Judge Wikeley indicated that he did not need to resolve the dispute between the parties in that case as to whether the application needed in substance to be an application for revision on ground of official error. However, as can be seen, he proceeded on the basis, apparently agreed by the parties, that it was necessary for the decision under challenge actually to have been made in consequence of official error in order for the Tribunal to have jurisdiction over the appeal on a full merits basis.
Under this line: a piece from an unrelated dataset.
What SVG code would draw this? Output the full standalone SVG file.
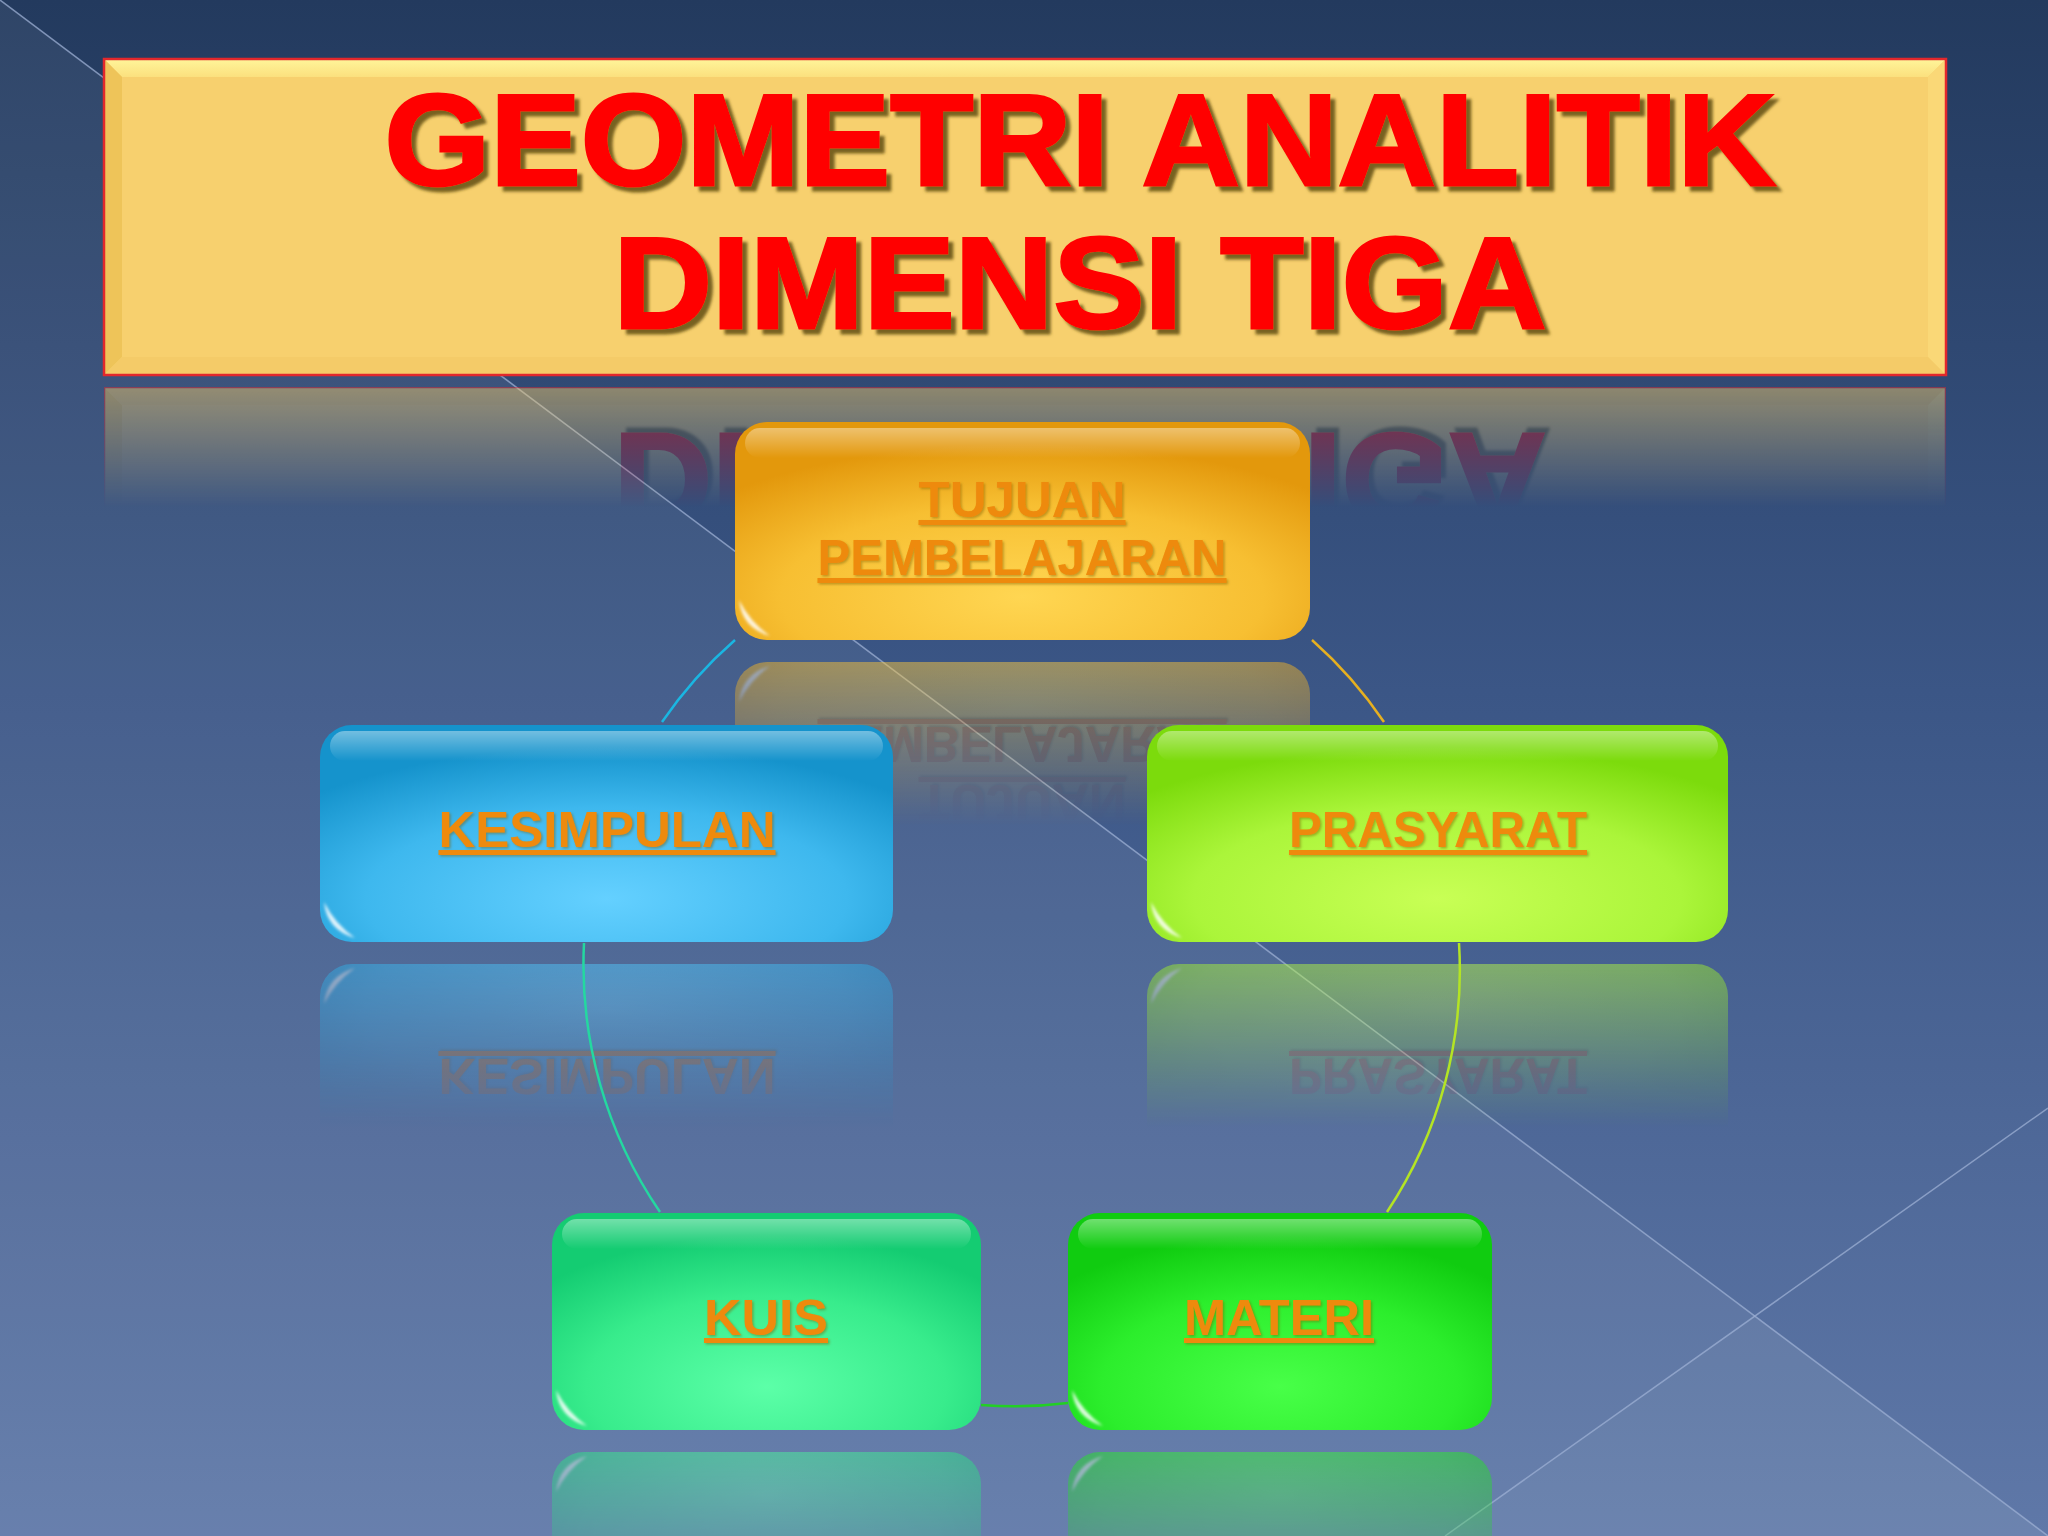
<svg xmlns="http://www.w3.org/2000/svg" xmlns:xlink="http://www.w3.org/1999/xlink" width="2048" height="1536" viewBox="0 0 2048 1536">
<style>
.title{font-family:"Liberation Sans",Arial,sans-serif;font-weight:bold;font-size:130px;fill:#FF0000;stroke:#FF0000;stroke-width:3;text-anchor:middle;filter:url(#tshadow)}
.lbl{font-family:"Liberation Sans",Arial,sans-serif;font-weight:bold;font-size:50px;fill:#EE8A0A;text-anchor:middle;text-decoration:underline;filter:url(#lshadow)}
.hl{fill:url(#hlG)}
.shine{fill:#FFFFFF;opacity:0.85;filter:url(#soft)}
.conn{fill:none;stroke-width:2.5}
.bgline{stroke:#9DB0D4;stroke-width:1.5;opacity:0.75}
</style>
<defs>
<linearGradient id="bgG" x1="0" y1="0" x2="0" y2="1">
<stop offset="0" stop-color="#233A5E"/><stop offset="0.45" stop-color="#3B5686"/><stop offset="1" stop-color="#5F78A8"/>
</linearGradient>
<linearGradient id="hlG" x1="0" y1="0" x2="0" y2="1">
<stop offset="0" stop-color="#FFFFFF" stop-opacity="0.4"/><stop offset="1" stop-color="#FFFFFF" stop-opacity="0"/>
</linearGradient>
<radialGradient id="rg-tujuan" cx="0.5" cy="0.8" r="0.7"><stop offset="0" stop-color="#FFD652"/><stop offset="0.6" stop-color="#F7BF32"/><stop offset="1" stop-color="#E3980C"/></radialGradient>
<radialGradient id="rg-kesimpulan" cx="0.5" cy="0.8" r="0.7"><stop offset="0" stop-color="#64D0FF"/><stop offset="0.6" stop-color="#3EB8EE"/><stop offset="1" stop-color="#1593CC"/></radialGradient>
<radialGradient id="rg-prasyarat" cx="0.5" cy="0.8" r="0.7"><stop offset="0" stop-color="#C8FF55"/><stop offset="0.6" stop-color="#ABF53A"/><stop offset="1" stop-color="#7CDB0C"/></radialGradient>
<radialGradient id="rg-kuis" cx="0.5" cy="0.8" r="0.7"><stop offset="0" stop-color="#5CFFA8"/><stop offset="0.6" stop-color="#38EC8C"/><stop offset="1" stop-color="#14CC72"/></radialGradient>
<radialGradient id="rg-materi" cx="0.5" cy="0.8" r="0.7"><stop offset="0" stop-color="#48FF48"/><stop offset="0.6" stop-color="#2CEE2C"/><stop offset="1" stop-color="#10CC10"/></radialGradient>
<linearGradient id="titleTop" x1="0" y1="0" x2="0" y2="1"><stop offset="0" stop-color="#FFF59A"/><stop offset="1" stop-color="#FBE07E"/></linearGradient>
<linearGradient id="fadeG" x1="0" y1="0" x2="0" y2="1"><stop offset="0" stop-color="#000"/><stop offset="0.25" stop-color="#000"/><stop offset="1" stop-color="#808080"/></linearGradient>
<linearGradient id="fadeT" x1="0" y1="0" x2="0" y2="1"><stop offset="0" stop-color="#000"/><stop offset="0.62" stop-color="#000"/><stop offset="1" stop-color="#7A7A7A"/></linearGradient>
<mask id="fadeM" maskContentUnits="objectBoundingBox"><rect x="0" y="0" width="1" height="1" fill="url(#fadeG)"/></mask>
<mask id="fadeMT" maskContentUnits="objectBoundingBox"><rect x="0" y="0" width="1" height="1" fill="url(#fadeT)"/></mask>
<filter id="tshadow" x="-5%" y="-20%" width="110%" height="140%"><feDropShadow dx="5" dy="5" stdDeviation="1.5" flood-color="#6A5414" flood-opacity="0.9"/></filter>
<filter id="lshadow" x="-5%" y="-20%" width="110%" height="140%"><feDropShadow dx="1.5" dy="1.5" stdDeviation="1" flood-color="#7A5A10" flood-opacity="0.45"/></filter>
<filter id="soft" x="-50%" y="-50%" width="200%" height="200%"><feGaussianBlur stdDeviation="1.5"/></filter>
</defs>

<g id="background">
<rect x="0" y="0" width="2048" height="1536" fill="url(#bgG)"/>
<polygon points="0,0 2048,1536 0,1536" fill="#FFFFFF" opacity="0.06"/>
<polygon points="1755,1316 1445,1536 2048,1536" fill="#FFFFFF" opacity="0.03"/>
<line class="bgline" x1="0" y1="0" x2="2048" y2="1536"/>
<line class="bgline" x1="2048" y1="1108" x2="1445" y2="1536"/>
</g>

<g id="title">
<rect x="104" y="59" width="1842" height="316" fill="#F7D06E"/>
<polygon points="104,59 1946,59 1928,77 122,77" fill="url(#titleTop)"/>
<polygon points="104,59 122,77 122,357 104,375" fill="#EEC459"/>
<polygon points="1946,59 1928,77 1928,357 1946,375" fill="#FAD877"/>
<polygon points="104,375 122,357 1928,357 1946,375" fill="#F4CB68"/>
<rect x="104" y="59" width="1842" height="316" fill="none" stroke="#E2282C" stroke-width="2.5"/>
<text class="title" x="1080" y="185" textLength="1391" lengthAdjust="spacingAndGlyphs">GEOMETRI ANALITIK</text>
<text class="title" x="1080" y="328" textLength="933" lengthAdjust="spacingAndGlyphs">DIMENSI TIGA</text>
</g>

<g id="reflections">
<use href="#title" transform="translate(0,762) scale(1,-1)" mask="url(#fadeMT)"/>
<use href="#node-tujuan" transform="translate(0,1302) scale(1,-1)" mask="url(#fadeM)"/>
<use href="#node-kesimpulan" transform="translate(0,1906) scale(1,-1)" mask="url(#fadeM)"/>
<use href="#node-prasyarat" transform="translate(0,1906) scale(1,-1)" mask="url(#fadeM)"/>
<use href="#node-kuis" transform="translate(0,2882) scale(1,-1)" mask="url(#fadeM)"/>
<use href="#node-materi" transform="translate(0,2882) scale(1,-1)" mask="url(#fadeM)"/>
</g>

<g id="connectors">
<path class="conn" stroke="#1AB6E2" d="M662,722 A438,438 0 0 1 735,640"/>
<path class="conn" stroke="#E6B020" d="M1312,640 A438,438 0 0 1 1384,722"/>
<path class="conn" stroke="#B4E424" d="M1459,943 A438,438 0 0 1 1387,1212"/>
<path class="conn" stroke="#22D024" d="M1068,1403 A438,438 0 0 1 981,1405"/>
<path class="conn" stroke="#24D8A0" d="M660,1212 A438,438 0 0 1 584,943"/>
</g>

<g id="node-tujuan">
<rect x="735" y="422" width="575" height="218" rx="32" fill="url(#rg-tujuan)"/>
<rect class="hl" x="745" y="428" width="555" height="30" rx="15"/>
<path class="shine" d="M739,600 Q742,628 770,636 Q750,622 739,600 Z"/>
<text class="lbl" x="1022" y="517" textLength="207" lengthAdjust="spacingAndGlyphs">TUJUAN</text>
<text class="lbl" x="1022" y="575" textLength="409" lengthAdjust="spacingAndGlyphs">PEMBELAJARAN</text>
</g>

<g id="node-kesimpulan">
<rect x="320" y="725" width="573" height="217" rx="32" fill="url(#rg-kesimpulan)"/>
<rect class="hl" x="330" y="731" width="553" height="30" rx="15"/>
<path class="shine" d="M324,902 Q327,930 355,938 Q335,924 324,902 Z"/>
<text class="lbl" x="607" y="847" textLength="337" lengthAdjust="spacingAndGlyphs">KESIMPULAN</text>
</g>

<g id="node-prasyarat">
<rect x="1147" y="725" width="581" height="217" rx="32" fill="url(#rg-prasyarat)"/>
<rect class="hl" x="1157" y="731" width="561" height="30" rx="15"/>
<path class="shine" d="M1151,902 Q1154,930 1182,938 Q1162,924 1151,902 Z"/>
<text class="lbl" x="1438" y="847" textLength="298" lengthAdjust="spacingAndGlyphs">PRASYARAT</text>
</g>

<g id="node-kuis">
<rect x="552" y="1213" width="429" height="217" rx="32" fill="url(#rg-kuis)"/>
<rect class="hl" x="562" y="1219" width="409" height="30" rx="15"/>
<path class="shine" d="M556,1390 Q559,1418 587,1426 Q567,1412 556,1390 Z"/>
<text class="lbl" x="766" y="1335" textLength="124" lengthAdjust="spacingAndGlyphs">KUIS</text>
</g>

<g id="node-materi">
<rect x="1068" y="1213" width="424" height="217" rx="32" fill="url(#rg-materi)"/>
<rect class="hl" x="1078" y="1219" width="404" height="30" rx="15"/>
<path class="shine" d="M1072,1390 Q1075,1418 1103,1426 Q1083,1412 1072,1390 Z"/>
<text class="lbl" x="1279" y="1335" textLength="190" lengthAdjust="spacingAndGlyphs">MATERI</text>
</g>
</svg>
For the reasons we have set out above, we consider that approach to have been erroneous.

108.

Finally, Judge Wikeley dealt in TR with a further point, which is raised also in GD’scase in these proceedings, as to whether the Secretary of State’s standard wording giving notice of the requirement to apply for mandatory reconsideration before appealing to the Tribunal, satisfies the requirements for such a notice in regulation 7(3)(a) of the D&A Regulations in terms of informing the claimant of the time limit for making such a request. Judge Wikeley decided that it did and that it suffices that the Secretary of State gives notice of the primary one-month time limit and does not provide details of the bases on which time may be extended. An appeal to the Court of Appeal against Judge Wikeley’s decision in TR was commenced, but (we understand) is not proceeding.